Research from Bain & Company shows that improving customer retention by just 5% can increase profits by 25-95%. Effective strategies include:
- Enhance onboarding: Reduce time-to-first-value to under 24 hours
- Implement proactive support: Use AI to predict and prevent issues
- Create loyalty programs: Reward long-term customers with exclusive benefits
- Offer flexible pricing: Provide options that grow with customer needs
- Build community: Foster peer-to-peer engagement among customers
- Continuous improvement: Use churn feedback to drive product development
- Win-back campaigns: Target recently churned customers with special offers
Track the impact of each initiative using A/B testing and cohort analysis.
What’s a good churn rate for my industry?

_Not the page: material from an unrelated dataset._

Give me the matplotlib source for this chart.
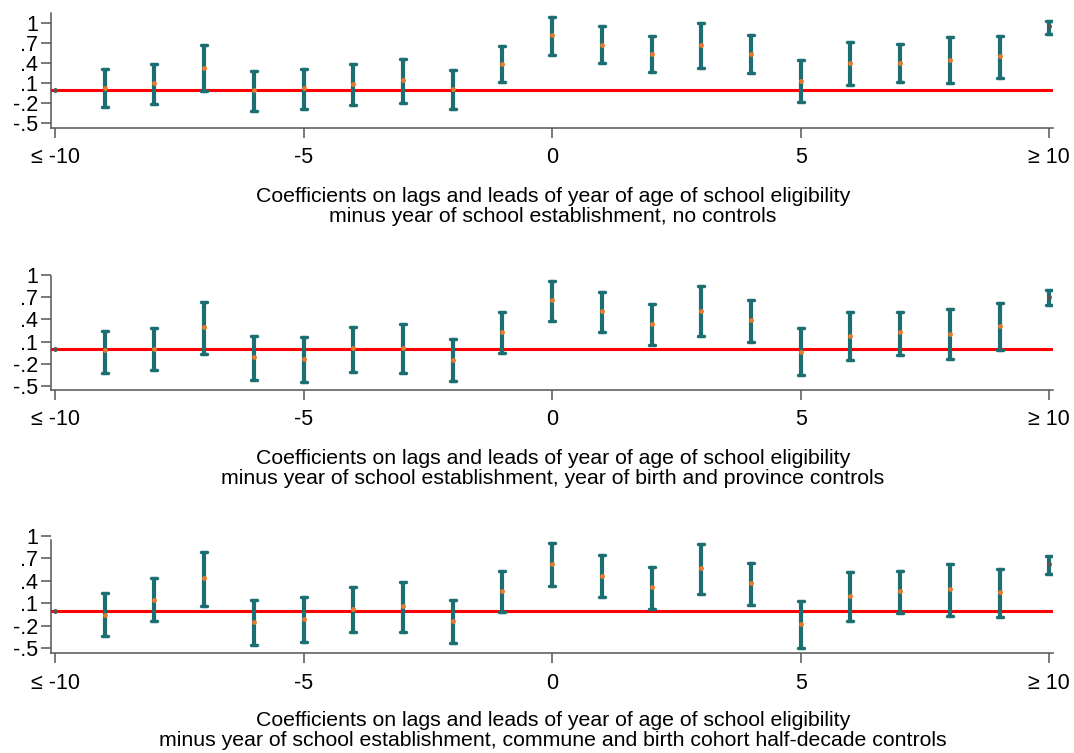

Industry benchmarks vary significantly. Here are general guidelines:
| Industry | Average Churn | Top Quartile | Key Driver |
|---|---|---|---|
| SaaS (B2B) | 5-7% annual | <3% annual | Product stickiness |
| SaaS (B2C) | 8-12% annual | <5% annual | Price sensitivity |
| E-commerce | 20-40% annual | <15% annual | Delivery experience |
| Telecom | 1.5-2.5% monthly | <1% monthly | Network quality |
| Media/Streaming | 5-10% monthly | <3% monthly | Content freshness |
For precise benchmarks, consult industry-specific reports from Gartner or Forrester.